High numbers of US casualties as well as a recent spike in violence between
Shiites and Sunnis have contributed to doubts about the war in the US These
concerns were considered a major factor in the US Democratic congressional
victory.
President Bush told one of Iraq's leading Shiite politicians, Abdul-Aziz
al-Hakim, in a White House meeting Monday that the United States was not
satisfied with progress in Iraq.
"I assured him that the US supports his work and the work of the prime
minister to unify the country," Bush said, referring to Iraqi Prime Minister
Nouri al-Maliki. "Part of unifying Iraq is for the elected leaders and society
leaders to reject the extremists that are trying to stop the advance of this
young democracy."
The president is under pressure to draft a new blueprint for US involvement
in Iraq. A bipartisan commission - headed by James A. Baker III, former
Republican secretary of state, and former Democratic Rep.

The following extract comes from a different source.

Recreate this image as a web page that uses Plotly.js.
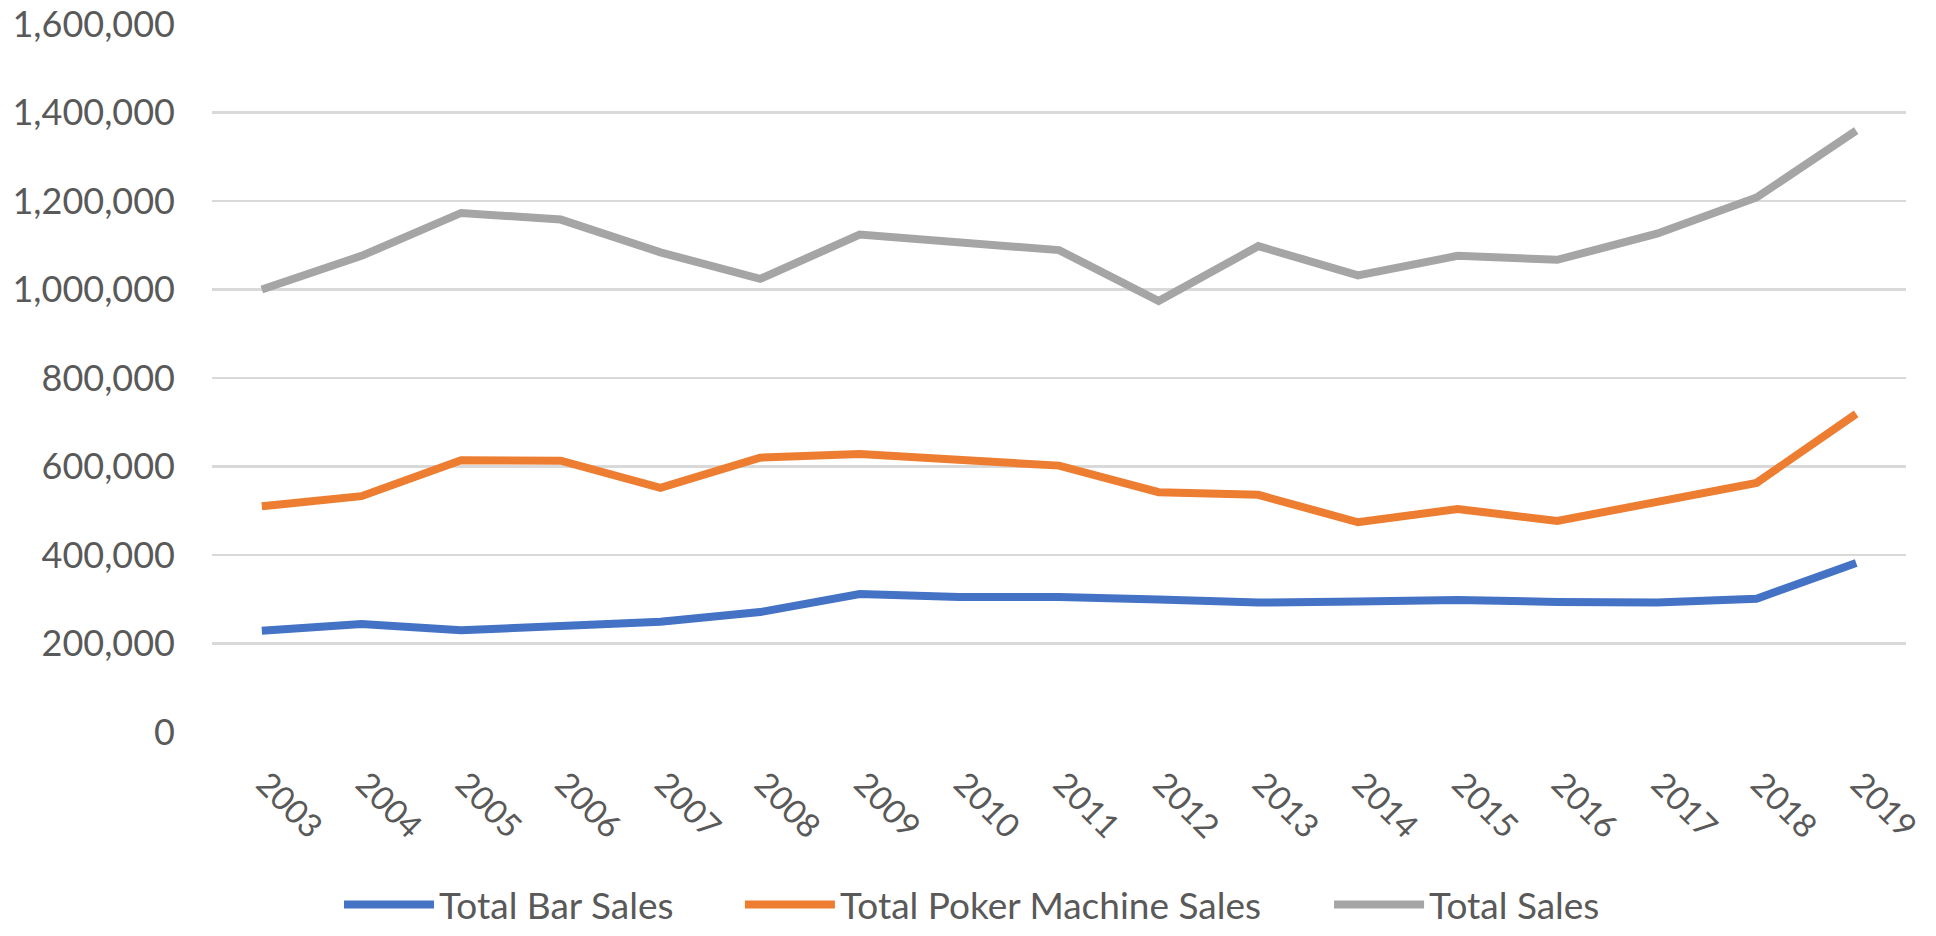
<!DOCTYPE html>
<html>
<head>
<meta charset="utf-8">
<script src="https://cdn.plot.ly/plotly-3.0.1.min.js"></script>
<style>
html,body{margin:0;padding:0;background:#fff;}
#chart{width:1936px;height:936px;}
</style>
</head>
<body>
<div id="chart"></div>
<script>
const years = ['2003','2004','2005','2006','2007','2008','2009','2010','2011','2012','2013','2014','2015','2016','2017','2018','2019'];
const barSales = [229000,244000,230000,239000,249000,271000,312000,305000,305000,299500,292500,295000,298500,294000,292500,301000,382000];
const pokerSales = [510000,533000,614000,613000,552000,620000,628000,615000,602000,542000,536000,474000,504000,477000,520000,563000,719000];
const totalSales = [1000000,1076000,1173000,1158000,1084000,1024000,1124000,1108000,1089000,974000,1098000,1032000,1076000,1067000,1126000,1208000,1359000];
const seriesNames = ['Total Bar Sales','Total Poker Machine Sales','Total Sales'];
const seriesColors = ['#4472C4','#ED7D31','#A5A5A5'];
const seriesValues = [barSales, pokerSales, totalSales];
const legendIds = ['legend','legend2','legend3'];

const traces = seriesValues.map((vals, i) => ({
  type: 'scatter',
  mode: 'lines',
  x: years,
  y: vals,
  name: seriesNames[i],
  legend: legendIds[i],
  line: {color: seriesColors[i], width: 8},
  hoverinfo: 'x+y'
}));

const fam = 'Lato, "Open Sans", sans-serif';
const textColor = '#595959';
const yFont = {family: fam, size: 36, color: textColor};
const xFont = {family: fam, size: 33, color: textColor};
const legFont = {family: fam, size: 37, color: textColor};

function legendAt(xFrac) {
  return {
    orientation: 'h',
    xref: 'container', yref: 'container',
    x: xFrac, xanchor: 'left',
    y: 0, yanchor: 'bottom',
    font: legFont,
    itemwidth: 90,
    bgcolor: 'rgba(0,0,0,0)',
    borderwidth: 0
  };
}

const layout = {
  width: 1936,
  height: 936,
  paper_bgcolor: '#ffffff',
  plot_bgcolor: '#ffffff',
  margin: {l: 212, r: 30, t: 24, b: 204},
  font: yFont,
  showlegend: true,
  legend: legendAt(0.1751),
  legend2: legendAt(0.3822),
  legend3: legendAt(0.6865),
  xaxis: {
    type: 'category',
    range: [-0.5, years.length - 0.5],
    showgrid: false,
    showline: false,
    zeroline: false,
    ticks: '',
    tickangle: 45,
    tickfont: xFont,
    ticklabelshift: 4,
    ticklabelstandoff: 25
  },
  yaxis: {
    range: [0, 1600000],
    dtick: 200000,
    tick0: 0,
    tickformat: ',d',
    showgrid: true,
    gridcolor: '#D9D9D9',
    gridwidth: 2.5,
    zeroline: false,
    showline: false,
    ticks: '',
    tickfont: yFont,
    ticklabelstandoff: 36
  }
};

Plotly.newPlot('chart', traces, layout, {displayModeBar: false, staticPlot: true});
</script>
</body>
</html>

Lee Hamilton of
Indiana - is expected to present its recommendations to Bush on Wednesday.
The group is expected to recommend gradually changing the mission of US
troops in Iraq from combat to training and supporting Iraqi units, with a goal
of withdrawing American combat troops by early 2008.
The violence persisted Monday, with at least 13 people killed in attacks
nationwide. The victims included Nabil Ibrahim al-Dulaimi, a 36-year-old Sunni
news editor with the private, independent Dijlah radio station who was gunned
down in his car on his way to work.
Al-Dulaimi's slaying raised to at least 93 the number of journalists killed
in Iraq since the Iraq war began, according the Paris-based Reporters Without
Borders.
Police also found 56 bodies in Baghdad and the province of Diyala, northeast
of the capital. Forty-eight of those were handcuffed, blindfolded and shot
before they were dumped in two different areas of the capital - 18 on the
Sunni-dominated western bank of the Tigris River and 30 on the eastern side,
which is largely Shiite.
The rampant sectarian violence led UN Secretary-General Kofi Annan to declare
on Sunday that Iraq is suffering a civil war even deadlier than the one that
decimated Lebanon in 1975-1990. Al-Maliki's office rejected the
characterization.
America's top two officials in Iraq - Zalmay Khalilzad and US Gen.

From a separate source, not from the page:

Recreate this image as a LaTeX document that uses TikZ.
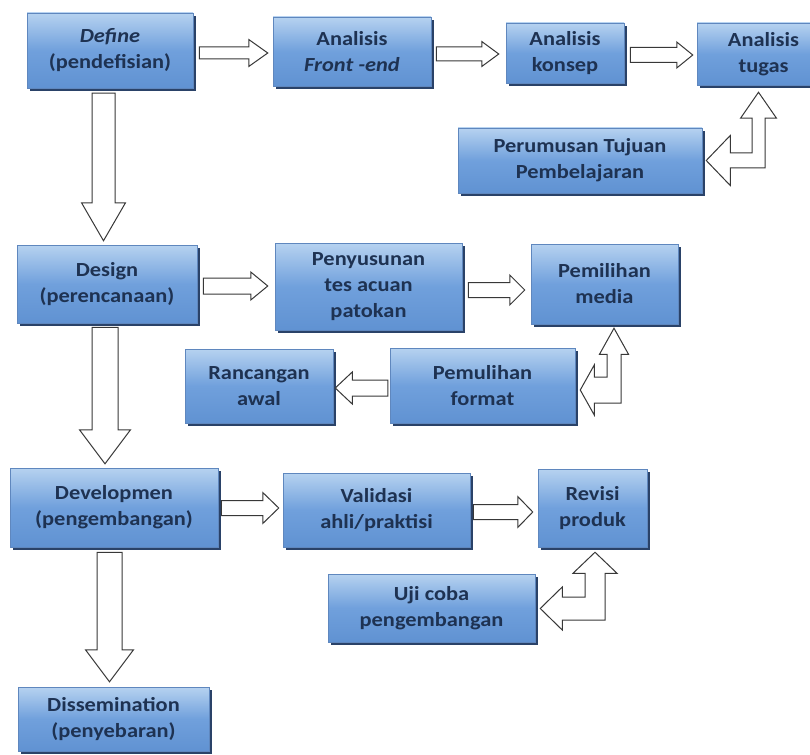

George W. Casey, Jr., the top American military commander in Iraq - issued
a statement denouncing the surge of violence in the capital.

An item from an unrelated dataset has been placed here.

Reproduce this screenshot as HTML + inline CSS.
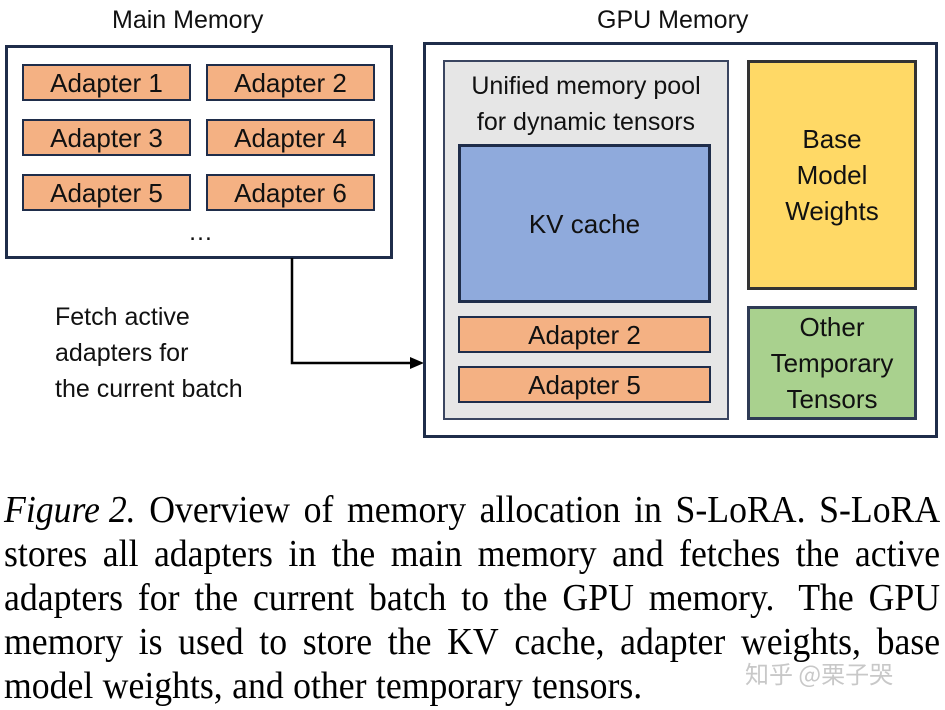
<!DOCTYPE html>
<html><head><meta charset="utf-8"><style>
body{margin:0;width:945px;height:710px;background:#fff;position:relative;overflow:hidden;font-family:"Liberation Sans","DejaVu Sans",sans-serif;color:#111}
.b{position:absolute;box-sizing:border-box;border:3px solid #1f2d4a;display:flex;align-items:center;justify-content:center;text-align:center;font-size:26px;line-height:36px}
.ad{background:#f4b183;border-width:2.5px}
.t{position:absolute;font-size:25px;line-height:36px}
.cap{position:absolute;left:4px;top:488px;width:996px;transform:scaleX(0.94);transform-origin:0 0;font-family:"Liberation Serif",serif;font-size:38px;line-height:44px;color:#000}
.cap div{white-space:nowrap;display:flex;justify-content:space-between}
.cap .l{justify-content:flex-start;gap:10px}
</style></head><body>
<div class="t" style="left:112px;top:2px">Main Memory</div>
<div class="t" style="left:597px;top:2px">GPU Memory</div>
<div class="b" style="left:5px;top:45px;width:388px;height:214px"></div>
<div class="b ad" style="left:22px;top:64px;width:169px;height:37px">Adapter 1</div>
<div class="b ad" style="left:206px;top:64px;width:169px;height:37px">Adapter 2</div>
<div class="b ad" style="left:22px;top:119px;width:169px;height:37px">Adapter 3</div>
<div class="b ad" style="left:206px;top:119px;width:169px;height:37px">Adapter 4</div>
<div class="b ad" style="left:22px;top:174px;width:169px;height:37px">Adapter 5</div>
<div class="b ad" style="left:206px;top:174px;width:169px;height:37px">Adapter 6</div>
<div class="t" style="left:188px;top:214px">…</div>
<div class="t" style="left:55px;top:299px;line-height:36px">Fetch active<br>adapters for<br>the current batch</div>
<svg style="position:absolute;left:0;top:0" width="945" height="460"><path d="M292 258 V363 H412" fill="none" stroke="#000" stroke-width="2.5"/><polygon points="424,363 410,357 410,369" fill="#000"/></svg>
<div class="b" style="left:423px;top:42px;width:515px;height:396px"></div>
<div class="b" style="left:443px;top:60px;width:286px;height:360px;background:#e6e6e6;border-color:#3a4560;border-width:2.5px;align-items:flex-start;padding-top:6px;font-size:25px">Unified memory pool<br>for dynamic tensors</div>
<div class="b" style="left:458px;top:144px;width:253px;height:159px;background:#8faadc">KV cache</div>
<div class="b ad" style="left:458px;top:316px;width:253px;height:37px">Adapter 2</div>
<div class="b ad" style="left:458px;top:366px;width:253px;height:37px">Adapter 5</div>
<div class="b" style="left:747px;top:60px;width:170px;height:230px;background:#ffd966;border-color:#333">Base<br>Model<br>Weights</div>
<div class="b" style="left:747px;top:306px;width:170px;height:114px;background:#a9d18e;border-color:#2e3b55">Other<br>Temporary<br>Tensors</div>
<div class="cap">
<div><span><i>Figure 2.</i></span><span>Overview</span><span>of</span><span>memory</span><span>allocation</span><span>in</span><span>S-LoRA.</span><span>S-LoRA</span></div>
<div><span>stores</span><span>all</span><span>adapters</span><span>in</span><span>the</span><span>main</span><span>memory</span><span>and</span><span>fetches</span><span>the</span><span>active</span></div>
<div><span>adapters</span><span>for</span><span>the</span><span>current</span><span>batch</span><span>to</span><span>the</span><span>GPU</span><span>memory.</span><span>&nbsp;The</span><span>GPU</span></div>
<div><span>memory</span><span>is</span><span>used</span><span>to</span><span>store</span><span>the</span><span>KV</span><span>cache,</span><span>adapter</span><span>weights,</span><span>base</span></div>
<div class="l"><span>model</span><span>weights,</span><span>and</span><span>other</span><span>temporary</span><span>tensors.</span></div>
</div>
<div style="position:absolute;left:745px;top:655px;font-family:'Noto Sans CJK SC',sans-serif;font-size:24px;color:#c8c8c8">知乎 @栗子哭</div>
</body></html>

"We condemn in the strongest language the recent car bombings, attacks and
retribution killings by extremists against peaceful Iraqis in Baghdad," they
said. "We implore all Iraqis not to become pawns of those who seek to destroy
you and your country. Do not allow yourself to be drawn down the road of
senseless brutality by striking back."
In Washington, Bush and al-Hakim spoke for more than an hour, four days after
the president met with the Iraqi prime minister in Jordan.
Shiite leaders fear that any solution formulated outside the Shiite-dominated
government to compromise with Iraq's Sunnis.
"Iraq should be in a position to solve Iraq's problems," al-Hakim said.
In northern Baghdad, American forces killed two insurgents and detained six
during a raid on buildings where insurgents with ties to al-Qaida in Iraq were
making car bombs, the US command said. A weapons cache including artillery
rounds and AK-47s also was found.
In northern Iraq, near the refinery city of Beiji, an Iraqi soldier opened
fire on protesters who tried to break through a coalition checkpoint Monday.
Three protesters were wounded, said Iraqi army Lt. Hassan Mohammed.
The shooting occurred after several hundred protesters marched from Beiji to
the checkpoint in nearby Siniyah village, where a convoy of trucks carrying food
apparently had been stopped. As a US military helicopter circled overhead, shots
rang out and the demonstrators ran away.